Anonymous’ latest trolling of ISIS is currently making the rounds of the internet. Pro-ISIS accounts are being hijacked and turned into flurries of posts supporting the LGBT community — for social protest– and tweeting out gay porn, because it’s fun to imagine some ISIS shill logging into their account and seeing just what Anonymous did to it. Funny, sure. But is it doing anything else besides getting laughs?
Crushing ISIS On Twitter
The shenanigans mentioned above are largely thanks to Twitter user Wauchula Ghost, who isn’t just doing this for the lulz. Ghost hacks the accounts to find and report protected Twitter accounts and adds the porn both for laughs and to force Twitter’s abuse team to take notice of the accounts and shut them down. Twitter is notorious for its slow-moving abuse team, a problem the company itself has acknowledged, so the idea is to grease the gears and get the accounts taken down quickly.
While Twitter likely doesn’t appreciate the methods, they could use the help, and, in fact, Ghost has a public record of active accounts he’s found that Twitter then goes through and suspends. There are thousands of ISIS-connected accounts, or at least supporters of ISIS on Twitter, and while the company has deleted many of them, more just keep springing up. ISIS isn’t terribly advanced, it’s just loud, but that volume alone can be troubling.
Anonymous, for all its bluster, isn’t about to hijack a tank and go to Mosul. But keeping ISIS off Twitter is an important job. There’s just one question: Why is this task falling to Anonymous in the first place?
ISIS Vs. Twitter
Contrary to popular belief, ISIS are hardly master hackers. The Brookings Institute, in an overview of how ISIS uses social media, found that thousands of accounts had basic location metadata tagged to their tweets, and most even offered a state or other location in their profiles. In fact, intelligence agencies and government authorities have asked Twitter to keep accounts up for tracking purposes.
ISIS Twitter accounts also don’t last very long, Anonymous swooping in or not. Many of the accounts in the Brookings survey quickly got suspended when they became more active. Most of the group’s tweeting comes from a tiny number of accounts that tweet a lot out at once and then hope Twitter doesn’t notice. The issue is less that ISIS itself is active and more that ISIS sympathizers, who may have nothing to do with the group, are running around being — in the parlance of Anonymous — #Daeshbags. A fair number of “ISIS supporters” are likely little more than trolls themselves or have no ties to the group. Omar Mateen, despite swearing allegiance to ISIS, appears to have little if any connection with terrorism.

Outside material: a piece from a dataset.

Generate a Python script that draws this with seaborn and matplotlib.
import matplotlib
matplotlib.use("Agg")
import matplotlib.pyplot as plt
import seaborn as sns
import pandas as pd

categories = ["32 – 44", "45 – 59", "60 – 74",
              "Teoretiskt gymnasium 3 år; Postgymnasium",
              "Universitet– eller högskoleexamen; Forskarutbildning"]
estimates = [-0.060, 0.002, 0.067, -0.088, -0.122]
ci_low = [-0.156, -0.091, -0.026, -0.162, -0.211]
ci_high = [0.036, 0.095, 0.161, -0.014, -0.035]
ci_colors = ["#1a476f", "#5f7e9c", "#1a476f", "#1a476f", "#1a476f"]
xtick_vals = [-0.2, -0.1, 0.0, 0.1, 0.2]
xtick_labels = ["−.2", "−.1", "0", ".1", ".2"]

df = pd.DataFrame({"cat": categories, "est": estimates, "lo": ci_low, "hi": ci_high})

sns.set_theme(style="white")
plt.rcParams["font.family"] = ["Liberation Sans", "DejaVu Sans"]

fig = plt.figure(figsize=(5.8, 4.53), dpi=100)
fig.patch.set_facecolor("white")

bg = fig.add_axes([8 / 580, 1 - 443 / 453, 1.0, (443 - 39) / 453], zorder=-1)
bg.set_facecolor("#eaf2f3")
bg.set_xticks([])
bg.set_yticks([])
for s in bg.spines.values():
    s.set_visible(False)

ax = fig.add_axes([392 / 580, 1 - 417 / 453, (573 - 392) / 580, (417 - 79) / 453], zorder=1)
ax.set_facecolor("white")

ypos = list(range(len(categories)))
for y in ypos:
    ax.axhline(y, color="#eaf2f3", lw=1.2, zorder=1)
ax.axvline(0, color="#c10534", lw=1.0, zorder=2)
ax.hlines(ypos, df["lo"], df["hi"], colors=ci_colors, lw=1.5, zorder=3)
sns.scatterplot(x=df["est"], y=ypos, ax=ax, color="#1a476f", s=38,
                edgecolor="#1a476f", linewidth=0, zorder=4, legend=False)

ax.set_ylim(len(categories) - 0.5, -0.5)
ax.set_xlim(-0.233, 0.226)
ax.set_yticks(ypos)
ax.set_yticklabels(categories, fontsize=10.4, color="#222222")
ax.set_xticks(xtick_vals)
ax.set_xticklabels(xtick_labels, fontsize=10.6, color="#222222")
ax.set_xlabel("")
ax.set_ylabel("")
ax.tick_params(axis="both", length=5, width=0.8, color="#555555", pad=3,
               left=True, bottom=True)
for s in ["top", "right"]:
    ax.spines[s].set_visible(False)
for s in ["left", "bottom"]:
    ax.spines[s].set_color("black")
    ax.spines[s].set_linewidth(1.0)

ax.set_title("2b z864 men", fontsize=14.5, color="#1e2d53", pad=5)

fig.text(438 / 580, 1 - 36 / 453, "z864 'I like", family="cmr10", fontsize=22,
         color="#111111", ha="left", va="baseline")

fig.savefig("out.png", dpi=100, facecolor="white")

Another problem is the fact that you can’t just block words and concepts wholesale. If Twitter did that, this very article would likely never appear on the service. Social media, then, finds itself stuck balancing government intelligence demands, matters of taste, and its own users deciding to take matters into their own hands.

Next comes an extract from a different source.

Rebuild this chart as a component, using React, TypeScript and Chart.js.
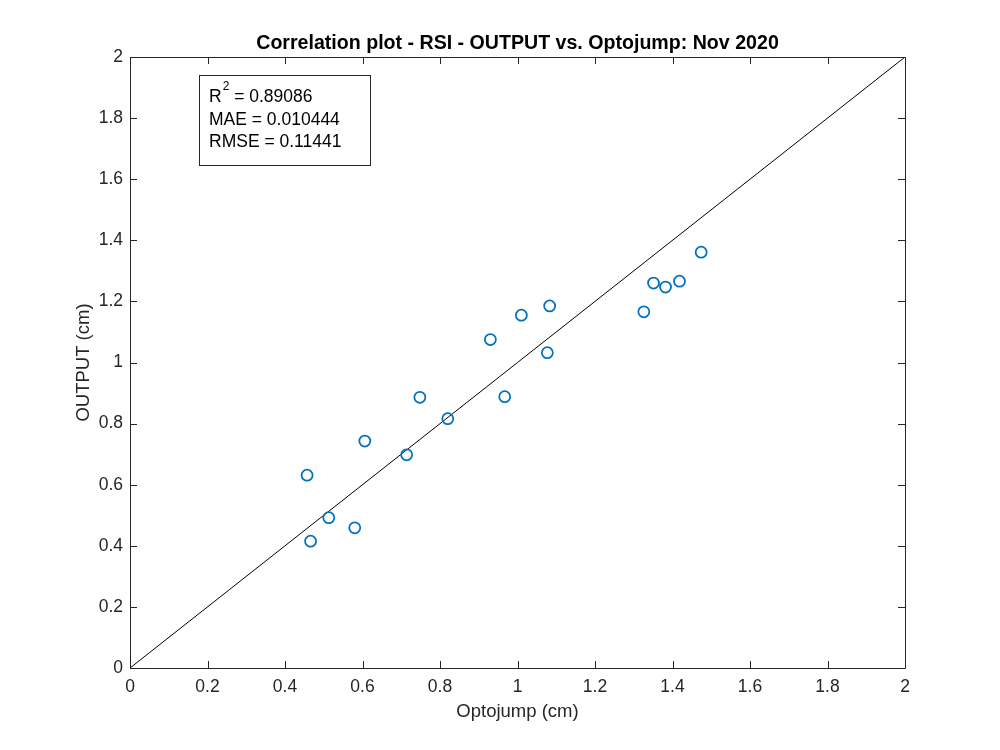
import React, { useEffect, useRef } from "react";
import { Chart, registerables } from "chart.js";

Chart.register(...registerables);

const optojump = [0.457, 0.466, 0.513, 0.58, 0.606, 0.714, 0.748, 0.82, 0.93, 0.967, 1.01, 1.077, 1.083, 1.326, 1.351, 1.382, 1.418, 1.474];
const output = [0.631, 0.415, 0.492, 0.459, 0.743, 0.698, 0.886, 0.816, 1.075, 0.888, 1.155, 1.032, 1.185, 1.166, 1.26, 1.247, 1.266, 1.361];
const identityLine = [0, 2];
const statsLines = ["= 0.89086", "MAE = 0.010444", "RMSE = 0.11441"];
const titleText = "Correlation plot - RSI - OUTPUT vs. Optojump: Nov 2020";
const xLabel = "Optojump (cm)";
const yLabel = "OUTPUT (cm)";

const FONT = "'Liberation Sans', Arial, Helvetica, sans-serif";
const AXIS = "#262626";

const framePlugin = {
  id: "frame",
  afterDatasetsDraw(chart: any) {
    const { ctx, chartArea, scales } = chart;
    const { left, right, top, bottom } = chartArea;
    ctx.save();
    ctx.strokeStyle = AXIS;
    ctx.lineWidth = 1;
    ctx.beginPath();
    ctx.rect(Math.round(left) + 0.5, Math.round(top) + 0.5, Math.round(right - left), Math.round(bottom - top));
    const tl = 7;
    scales.x.ticks.forEach((t: any) => {
      const p = Math.round(scales.x.getPixelForValue(t.value)) + 0.5;
      ctx.moveTo(p, bottom);
      ctx.lineTo(p, bottom - tl);
      ctx.moveTo(p, top);
      ctx.lineTo(p, top + tl);
    });
    scales.y.ticks.forEach((t: any) => {
      const p = Math.round(scales.y.getPixelForValue(t.value)) + 0.5;
      ctx.moveTo(left, p);
      ctx.lineTo(left + tl, p);
      ctx.moveTo(right, p);
      ctx.lineTo(right - tl, p);
    });
    ctx.stroke();

    // title centred over the plot area
    ctx.fillStyle = "#000";
    ctx.textAlign = "center";
    ctx.textBaseline = "alphabetic";
    ctx.font = `bold 19.6px ${FONT}`;
    ctx.fillText(titleText, (left + right) / 2, 49);

    // stats box
    const bx = 199.5, by = 75.5, bw = 171, bh = 90;
    ctx.fillStyle = "#fff";
    ctx.fillRect(bx, by, bw, bh);
    ctx.strokeStyle = AXIS;
    ctx.strokeRect(bx, by, bw, bh);
    ctx.fillStyle = "#000";
    ctx.textAlign = "left";
    ctx.font = `17.5px ${FONT}`;
    const tx = 209;
    ctx.fillText("R", tx, 102);
    const rw = ctx.measureText("R").width;
    ctx.font = `12px ${FONT}`;
    ctx.fillText("2", tx + rw + 1, 90);
    const sw = ctx.measureText("2").width;
    ctx.font = `17.5px ${FONT}`;
    ctx.fillText(" " + statsLines[0], tx + rw + 1 + sw, 102);
    ctx.fillText(statsLines[1], tx, 124.5);
    ctx.fillText(statsLines[2], tx, 147);
    ctx.restore();
  },
};

export default function App() {
  const ref = useRef<HTMLCanvasElement | null>(null);
  useEffect(() => {
    if (!ref.current) return;
    const pts = optojump.map((x, i) => ({ x, y: output[i] }));
    const diag = identityLine.map((v) => ({ x: v, y: v }));
    const chart = new Chart(ref.current, {
      type: "scatter",
      data: {
        datasets: [
          {
            data: pts,
            pointRadius: 5.5,
            pointBorderWidth: 1.75,
            pointBorderColor: "#0072BD",
            pointBackgroundColor: "rgba(0,0,0,0)",
            showLine: false,
            order: 1,
          } as any,
          {
            data: diag,
            showLine: true,
            borderColor: "#000",
            borderWidth: 1,
            pointRadius: 0,
            order: 2,
          } as any,
        ],
      },
      options: {
        animation: false,
        responsive: false,
        layout: { padding: { left: 0, right: 95, top: 57, bottom: 0 } },
        plugins: {
          legend: { display: false },
          tooltip: { enabled: false },
          title: { display: false },
        },
        scales: {
          x: {
            type: "linear",
            min: 0,
            max: 2,
            grid: { display: false, drawTicks: false },
            border: { display: false },
            ticks: {
              stepSize: 0.2,
              color: AXIS,
              padding: 9,
              maxRotation: 0,
              font: { family: FONT, size: 17.5 },
              callback: (v: any) => String(Number(Number(v).toFixed(1))),
            },
            title: {
              display: true,
              text: xLabel,
              color: AXIS,
              font: { family: FONT, size: 18.5 },
              padding: { top: 0, bottom: 27 },
            },
            afterFit: (s: any) => {
              s.height = 82;
            },
          },
          y: {
            type: "linear",
            min: 0,
            max: 2,
            grid: { display: false, drawTicks: false },
            border: { display: false },
            ticks: {
              stepSize: 0.2,
              color: AXIS,
              padding: 7,
              font: { family: FONT, size: 17.5 },
              callback: (v: any) => String(Number(Number(v).toFixed(1))),
            },
            title: {
              display: true,
              text: yLabel,
              color: AXIS,
              font: { family: FONT, size: 18.5 },
              padding: { top: 73, bottom: 0 },
            },
            afterFit: (s: any) => {
              s.width = 130;
            },
          },
        },
      },
      plugins: [framePlugin],
    });
    return () => chart.destroy();
  }, []);
  return (
    <div style={{ position: "absolute", left: 0, top: 0, width: 1000, height: 750, background: "#fff" }}>
      <canvas ref={ref} width={1000} height={750} style={{ width: 1000, height: 750, display: "block" }} />
    </div>
  );
}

In the end, this may well be an endless fight. Where once there was al-Qaeda, there’s now ISIS, and sooner or later some other group will show up, pretending to love a religion while committing genocide. Ultimately, the only religion of any terrorist is hatred. And there’s only so much a person behind a keyboard can do. But even if we’ll never stop hate completely, that doesn’t mean it’s not worth fighting.